With the current draft of the new standard considered stable, some consumer-grade routers and adapters already are available, or have been announced. Cisco, in an unusual move, announced in May that it will introduce in the first quarter of 2013 an 802.11ac radio module that will snap into its popular enterprise access point, the Aironet 3600. Other WLAN vendors and device makers are expected to introduce enterprise-class products starting in that same period.
The 11ac radios are backward compatible with 802.11n and 11a radios in the 5GHz bands; and new two-radio access points will likely have the single-band 11ac radio and a dual-band 11n radio to handle legacy clients.
But there are a lot of variables, and together, they add up to a wide range of performance possibilities for end users and the network.
Why is 11ac so much faster?
Vendors say a single data stream 11ac radio, which is what most 11ac-equipped mobile devices will have, will yield maximum data rate of 433Mbps using an 80MHz-wide channel, compared to 150Mbps for single-stream 11n with a 40MHz channel.
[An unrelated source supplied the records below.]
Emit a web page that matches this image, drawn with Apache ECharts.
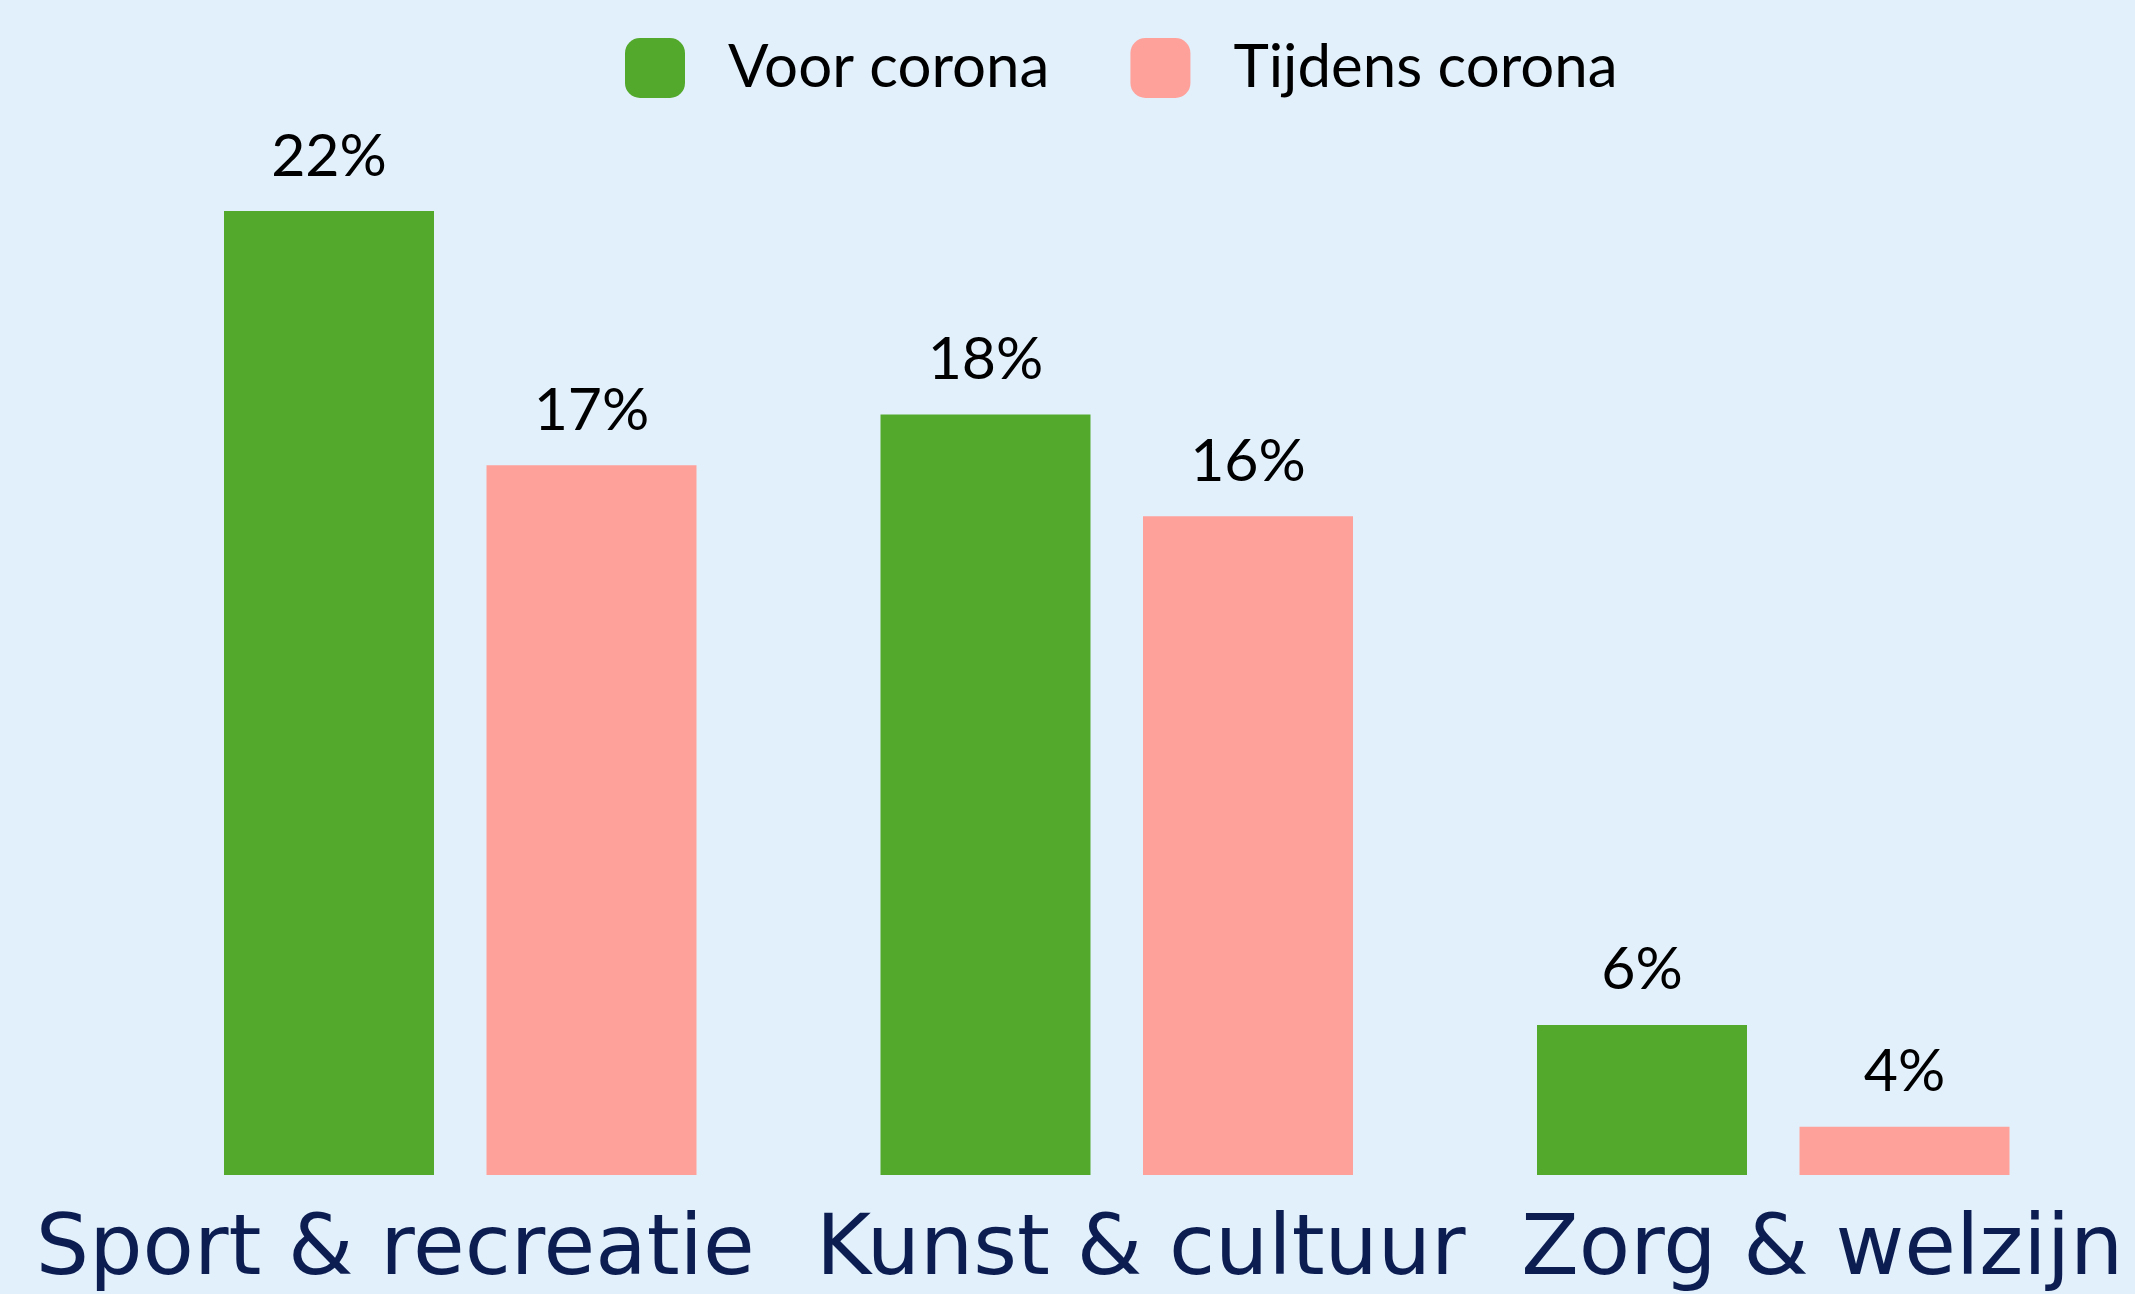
<!DOCTYPE html>
<html>
<head>
<meta charset="utf-8">
<script src="https://cdn.jsdelivr.net/npm/echarts@6/dist/echarts.min.js"></script>
<style>
html,body{margin:0;padding:0;background:#e2f0fb;}
#chart{width:2135px;height:1294px;}
</style>
</head>
<body>
<div id="chart"></div>
<script>
const categories = ['Sport & recreatie', 'Kunst & cultuur', 'Zorg & welzijn'];
const seriesNames = ['Voor corona', 'Tijdens corona'];
const voorCorona = [22, 18, 6];
const tijdensCorona = [17, 16, 4];

// label paddings (styling only): [top, right, bottom, left]
const labelPads = [[0, 130, 0, 0], [0, 0, 0, 48], [0, 0, 0, 98]];

const chart = echarts.init(document.getElementById('chart'));
const labelStyle = {
  show: true,
  position: 'top',
  distance: 25,
  formatter: p => p.value + '%',
  color: '#000',
  fontFamily: 'Lato',
  fontSize: 59
};
chart.setOption({
  backgroundColor: '#e2f0fb',
  animation: false,
  legend: {
    left: 620,
    top: 33,
    itemWidth: 60,
    itemHeight: 60,
    itemGap: 81,
    icon: 'roundRect',
    textStyle: { fontFamily: 'Lato', fontSize: 60, color: '#000', padding: [0, 0, 0, 38] },
    data: seriesNames
  },
  grid: { left: 132, right: 33.5, top: 211, bottom: 117.5 },
  xAxis: {
    type: 'category',
    data: categories.map((c, i) => ({ value: c, textStyle: { padding: labelPads[i] } })),
    axisLine: { show: false },
    axisTick: { show: false },
    axisLabel: {
      interval: 0,
      margin: 35,
      fontFamily: 'DejaVu Sans',
      fontSize: 84,
      color: '#0b1d51'
    }
  },
  yAxis: {
    type: 'value',
    min: 3.05,
    max: 22,
    show: false,
    splitLine: { show: false }
  },
  series: [
    {
      name: seriesNames[0],
      type: 'bar',
      data: voorCorona,
      barWidth: 210,
      barGap: '25%',
      itemStyle: { color: '#53a92c' },
      label: labelStyle
    },
    {
      name: seriesNames[1],
      type: 'bar',
      data: tijdensCorona,
      barWidth: 210,
      barGap: '25%',
      itemStyle: { color: '#ffa19b' },
      label: labelStyle
    }
  ]
});
</script>
</body>
</html>
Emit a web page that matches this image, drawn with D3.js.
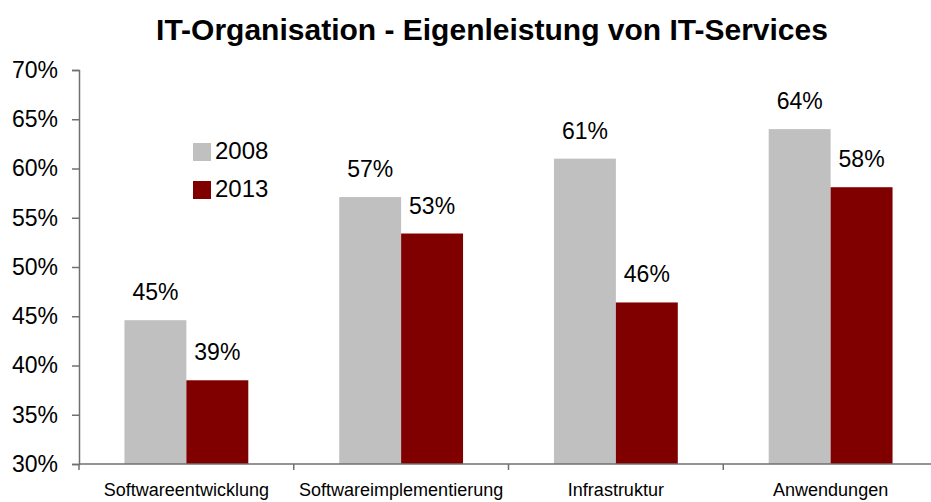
<!DOCTYPE html>
<meta charset="utf-8">
<style>
  body { margin: 0; background: #fff; }
  text { font-family: "Liberation Sans", Arial, sans-serif; fill: #000; }
  .title { font-size: 30px; font-weight: bold; }
  .val, .ytick { font-size: 23px; }
  .leg { font-size: 24px; }
  .cat { font-size: 18px; }
</style>
<svg width="931" height="502"></svg>
<script src="https://d3js.org/d3.v7.min.js"></script>
<script>
var categories = ["Softwareentwicklung", "Softwareimplementierung", "Infrastruktur", "Anwendungen"];
var series = ["2008", "2013"];
var values2008 = [44.6, 57.1, 61.0, 64.0];
var values2013 = [38.5, 53.4, 46.4, 58.1];
var labels2008 = ["45%", "57%", "61%", "64%"];
var labels2013 = ["39%", "53%", "46%", "58%"];
var yTicks = [30, 35, 40, 45, 50, 55, 60, 65, 70];
var colors = { "2008": "#C0C0C0", "2013": "#800000" };

var svg = d3.select("svg");

var x0 = d3.scaleBand().domain(categories).range([79, 938]);
var x1 = d3.scaleBand().domain(series).range([0, x0.bandwidth()]).paddingOuter(0.734);
var y = d3.scaleLinear().domain([30, 70]).range([464, 70]);

// title
svg.append("text")
    .attr("class", "title")
    .attr("x", 492)
    .attr("y", 40)
    .attr("text-anchor", "middle")
    .text("IT-Organisation - Eigenleistung von IT-Services");

// bars
var rows = categories.map(function(c, i) {
  return { cat: c, vals: [
    { s: "2008", v: values2008[i], lab: labels2008[i] },
    { s: "2013", v: values2013[i], lab: labels2013[i] }
  ]};
});

var g = svg.selectAll(".grp")
    .data(rows)
    .enter()
    .append("g")
    .attr("transform", function(d) { return "translate(" + x0(d.cat) + ",0)"; });

g.selectAll("rect")
    .data(function(d) { return d.vals; })
    .enter()
    .append("rect")
    .attr("x", function(d) { return x1(d.s); })
    .attr("y", function(d) { return y(d.v); })
    .attr("width", x1.bandwidth())
    .attr("height", function(d) { return y(30) - y(d.v); })
    .attr("fill", function(d) { return colors[d.s]; });

g.selectAll(".val")
    .data(function(d) { return d.vals; })
    .enter()
    .append("text")
    .attr("class", "val")
    .attr("x", function(d) { return x1(d.s) + x1.bandwidth() / 2; })
    .attr("y", function(d) { return y(d.v) - 20; })
    .attr("text-anchor", "middle")
    .text(function(d) { return d.lab; });

// y axis
var yAxis = svg.append("g")
    .attr("transform", "translate(79,0)")
    .call(d3.axisLeft(y).tickValues(yTicks).tickSize(7).tickPadding(14)
      .tickFormat(function(d) { return d + "%"; }));
yAxis.select(".domain").attr("stroke", "#707070").attr("stroke-width", 1.5);
yAxis.selectAll(".tick line").attr("stroke", "#707070").attr("stroke-width", 1.5);
yAxis.selectAll(".tick text").attr("class", "ytick").attr("font-family", null).attr("font-size", null);

// x axis
svg.append("line")
    .attr("x1", 79).attr("x2", 938)
    .attr("y1", y(30)).attr("y2", y(30))
    .attr("stroke", "#707070").attr("stroke-width", 1.5);

var bounds = categories.map(function(c) { return x0(c); });
svg.selectAll(".xt")
    .data(bounds)
    .enter()
    .append("line")
    .attr("x1", function(d) { return d; })
    .attr("x2", function(d) { return d; })
    .attr("y1", y(30))
    .attr("y2", y(30) + 6)
    .attr("stroke", "#707070").attr("stroke-width", 1.5);

svg.selectAll(".cat")
    .data(categories)
    .enter()
    .append("text")
    .attr("class", "cat")
    .attr("x", function(d) { return x0(d) + x0.bandwidth() / 2; })
    .attr("y", 496)
    .attr("text-anchor", "middle")
    .text(function(d) { return d; });

// legend
var leg = svg.selectAll(".legitem")
    .data(series)
    .enter()
    .append("g")
    .attr("transform", function(d, i) { return "translate(193," + (143 + i * 38) + ")"; });

leg.append("rect")
    .attr("width", 18)
    .attr("height", 18)
    .attr("fill", function(d) { return colors[d]; });

leg.append("text")
    .attr("class", "leg")
    .attr("x", 22)
    .attr("y", 16)
    .text(function(d) { return d; });
</script>
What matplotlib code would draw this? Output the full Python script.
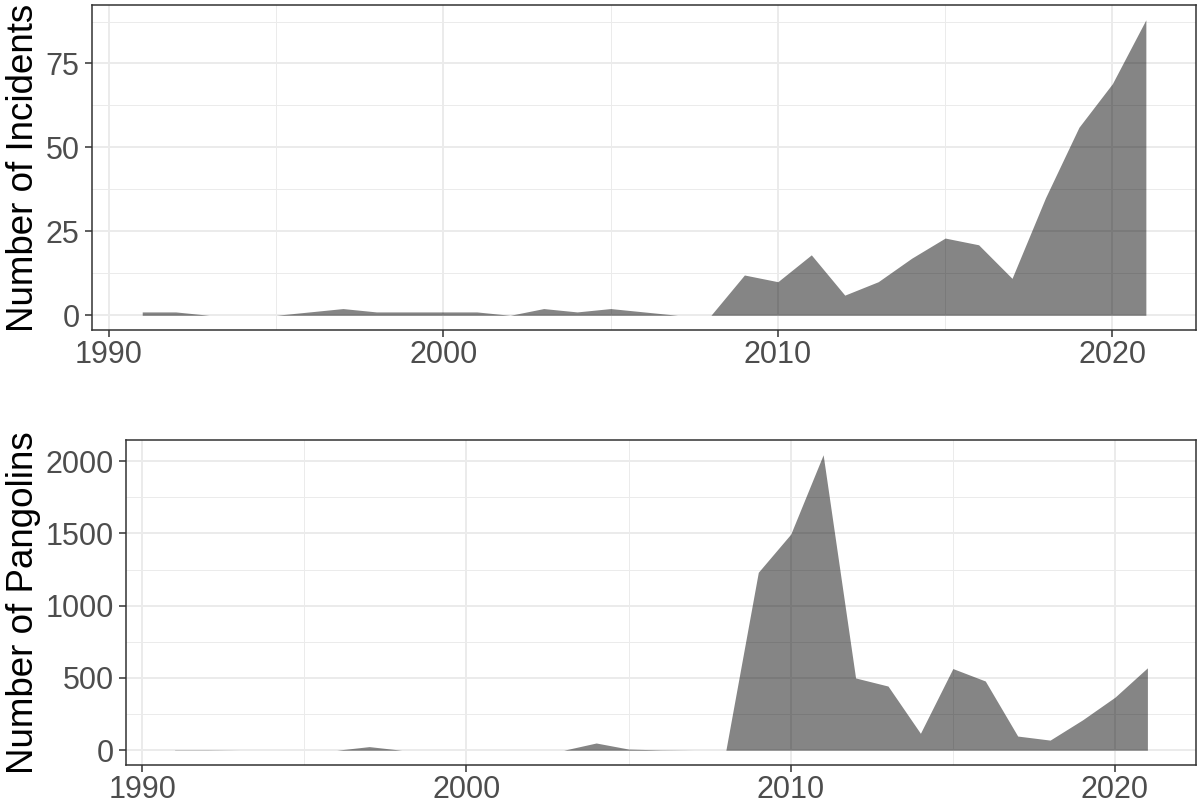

The new Wi-Fi does several things to be faster.
First, the first-generation 11ac chips will support 20MHz, 40MHz and 80MHz channel widths, compared to 20MHz and 40MHz for 11n. The wider channel is like a fatter pipe: You can push more through it in the same amount of time.
Second, there's a new modulation scheme, called 256 QAM, which essentially lets 11ac pack more information into the radio signal. "Inside a given finite 'space,' the whole process [of 256 QAM] lets you get more data transmitted, with an improved possibility that you send a '1' and receive a '1' on other end," says Dino Bekis, senior director of wireless connectivity at Broadcom.
Third, beamforming will be standard feature in 11ac instead of the rarely implemented option in 11n. Today, some vendors such as Ruckus use specially designed antennas with multiple components that can be used in different combinations to create an optimal signal for each associated client.